Today the whole vineyard is dedicated to Shiraz. There are 12,000 lines planted which is comparable to some of the Grand Cru vineyards in France, says Devendra.
However, not many wine growers on the Mornington Peninsula are able to grow super cool climate Shiraz. This is where Singh’s winemaking technique and working with Phillip Bass marry well.
Singh’s son Rohit, who is now following the footsteps of his mother while still pursuing a career in accountancy says, “From a business perspective, once we converted this vineyard 100 percent to Shiraz grapes we were really able to focus ourselves and provide a point of difference in the market.”

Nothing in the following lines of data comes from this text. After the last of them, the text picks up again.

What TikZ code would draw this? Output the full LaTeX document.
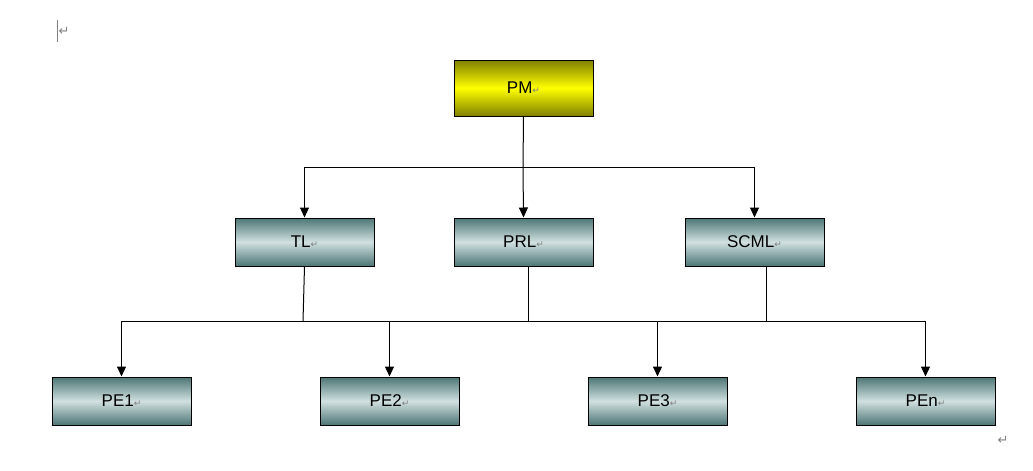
\documentclass[tikz,border=0pt]{standalone}
\usepackage{fontspec}
\setmainfont{Liberation Sans}
\newfontfamily\dv{DejaVu Sans}
\usetikzlibrary{arrows.meta}
\begin{document}
\begin{tikzpicture}[x=1pt,y=-1pt,
  box/.style={draw=black,line width=1pt,minimum width=139pt,minimum height=48pt,inner sep=0pt,font=\fontsize{17}{20}\selectfont},
  teal/.style={box,top color=black!60!cyan!40!gray,bottom color=black!60!cyan!40!gray,middle color=cyan!20!gray!30},
  yel/.style={box,minimum height=56pt,top color=yellow!50!black,bottom color=yellow!50!black,middle color=yellow},
  ret/.style={text=gray,font=\dv\fontsize{13}{13}\selectfont,inner sep=0pt},
  arr/.style={-{Triangle[length=10pt,width=9pt]},line width=1pt},
  ln/.style={line width=1pt}]
\useasboundingbox (0,0) rectangle (1033,471);
\node[ret] (r0) at (64,31) {↵};
\draw[gray,line width=0.6pt] (57,20) -- (57,42);
\node[ret] (r1) at (1003,440) {↵};
\node[yel] (pm) at (523.5,88) {PM\textcolor{gray}{\dv\small ↵}};
\node[teal] (tl) at (304.5,242) {TL\textcolor{gray}{\dv\small ↵}};
\node[teal] (prl) at (523.5,242) {PRL\textcolor{gray}{\dv\small ↵}};
\node[teal] (scml) at (754.5,242) {SCML\textcolor{gray}{\dv\small ↵}};
\node[teal] (pe1) at (121.5,401) {PE1\textcolor{gray}{\dv\small ↵}};
\node[teal] (pe2) at (389.5,401) {PE2\textcolor{gray}{\dv\small ↵}};
\node[teal] (pe3) at (657.5,401) {PE3\textcolor{gray}{\dv\small ↵}};
\node[teal] (pen) at (925.5,401) {PEn\textcolor{gray}{\dv\small ↵}};
\coordinate (j1) at (523,167);
\draw[ln] (pm.south) -- (j1);
\draw[arr] (j1) -| (tl.north);
\draw[arr] (j1) -- (prl.north);
\draw[arr] (j1) -| (scml.north);
\coordinate (j2) at (303,321);
\coordinate (j3) at (528,321);
\coordinate (j4) at (766,321);
\draw[ln] (tl.south) -- (j2);
\draw[ln] (prl.south -| j3) -- (j3);
\draw[ln] (scml.south -| j4) -- (j4);
\draw[ln] (j2) -- (j4);
\draw[arr] (j2) -| (pe1.north);
\draw[arr] (j2) -| (pe2.north);
\draw[arr] (j4) -| (pe3.north);
\draw[arr] (j4) -| (pen.north);
\end{tikzpicture}
\end{document}
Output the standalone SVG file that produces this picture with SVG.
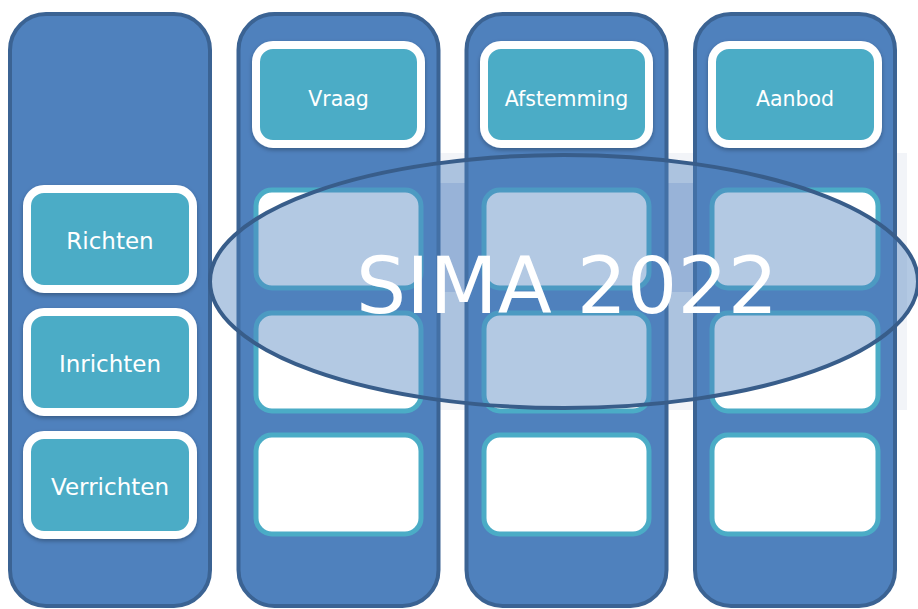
<svg xmlns="http://www.w3.org/2000/svg" width="918" height="609" viewBox="0 0 918 609">
<style>
.col{fill:#4f81bd;stroke:#3b6393;stroke-width:4}
.hdr{fill:#4bacc6;stroke:#ffffff;stroke-width:8;filter:url(#sh)}
.cell{fill:#ffffff;stroke:#4bacc6;stroke-width:5}
.lbl{font-family:"DejaVu Sans","Liberation Sans",sans-serif;fill:#ffffff;text-anchor:middle}
.h{font-size:20.5px}
.l{font-size:23px}
</style>
<defs>
<filter id="sh" x="-10%" y="-10%" width="120%" height="130%">
<feDropShadow dx="0" dy="2" stdDeviation="2" flood-color="#000000" flood-opacity="0.3"/>
</filter>
</defs>
<rect width="918" height="609" fill="#ffffff"/>
<g id="ghost">
<rect x="440" y="153" width="467" height="257" fill="#f2f4f8"/>
<rect x="440" y="183" width="253" height="109" fill="#d0d9ec"/>
</g>
<g id="col-levels">
<rect class="col" x="10" y="14" width="200" height="592" rx="36"/>
<g id="richten"><rect class="hdr" x="27" y="189" width="166" height="100" rx="17"/><text class="lbl l" x="110" y="249">Richten</text></g>
<g id="inrichten"><rect class="hdr" x="27" y="312" width="166" height="100" rx="17"/><text class="lbl l" x="110" y="372">Inrichten</text></g>
<g id="verrichten"><rect class="hdr" x="27" y="435" width="166" height="100" rx="17"/><text class="lbl l" x="110" y="495">Verrichten</text></g>
</g>
<g id="col-vraag">
<rect class="col" x="238.5" y="14" width="200" height="592" rx="36"/>
<g id="vraag"><rect class="hdr" x="256" y="45" width="165" height="99" rx="17"/><text class="lbl h" x="338.5" y="106">Vraag</text></g>
<rect class="cell" x="256" y="190" width="165" height="98" rx="16"/>
<rect class="cell" x="256" y="313" width="165" height="98" rx="16"/>
<rect class="cell" x="256" y="435" width="165" height="99" rx="16"/>
</g>
<g id="col-afstemming">
<rect class="col" x="466.5" y="14" width="200" height="592" rx="36"/>
<g id="afstemming"><rect class="hdr" x="484" y="45" width="165" height="99" rx="17"/><text class="lbl h" x="566.5" y="106">Afstemming</text></g>
<rect class="cell" x="484" y="190" width="165" height="98" rx="16"/>
<rect class="cell" x="484" y="313" width="165" height="98" rx="16"/>
<rect class="cell" x="484" y="435" width="165" height="99" rx="16"/>
</g>
<g id="col-aanbod">
<rect class="col" x="695" y="14" width="200" height="592" rx="36"/>
<g id="aanbod"><rect class="hdr" x="712" y="45" width="166" height="99" rx="17"/><text class="lbl h" x="795" y="106">Aanbod</text></g>
<rect class="cell" x="712" y="190" width="166" height="98" rx="16"/>
<rect class="cell" x="712" y="313" width="166" height="98" rx="16"/>
<rect class="cell" x="712" y="435" width="166" height="99" rx="16"/>
</g>
<g id="sima">
<ellipse cx="564" cy="281.5" rx="354" ry="126.5" fill="#4f81bd" fill-opacity="0.43" stroke="#385d8a" stroke-width="4"/>
<text class="lbl" x="567" y="313" style="font-size:79px">SIMA 2022</text>
</g>
</svg>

From 2009 through to 2015, Singh was focussed only on making Shiraz through its popular label Avani, the grapes of which are grown in the estate itself. In the past four years, she has expanded her production to make Amrit, her second brand, which includes Pinot Noir, Chardonnay, Pinot Gris and skin contact Pinot Gris – all from grapes they bring from other sites in the Peninsula. But the winemaking is consistent across both brands and made with little intervention at the property.
And that is their wine-making philosophy across both their brands – Avani and Amrit. Singh says it is making the wines speak of the site. This is the simple explanation she offers as to why her wines match very well with all kinds of food. “They have balance, structure and intensity. They are an original expression of the land on which it is raised.”
“In terms of our total production we are pretty boutique. We produce about 1500 cases (a case being 12 bottles) a year across all the different varieties. We are quite focussed in what we are doing,” says Rohit.
Singh is helped by her husband and children when it comes to the business side of things. As a small private company, the Singhs don’t talk revenues or sales but their wines have been well received by key sommeliers and stocked in a number of reputed restaurants locally such as Point Leo Estate, Jackalope, Ten Minutes by Tractor, Vue de Monde in Melbourne, Sydney and Perth.
The Singhs have been exporting in small batches to the UK, Hongkong, Shanghai and to Osaka but have just recently started to look at exporting more places. “We found that the natural winemaking and the biodynamic agriculture is something of a focus to the Asian markets as they appreciate wines that are made and grown that way.”
For the Singh’s, it’s been quite an evolution over the last 20 years but one where the small sustaining ties of family, ethical hard work and quality of their work seem logical and rewarding.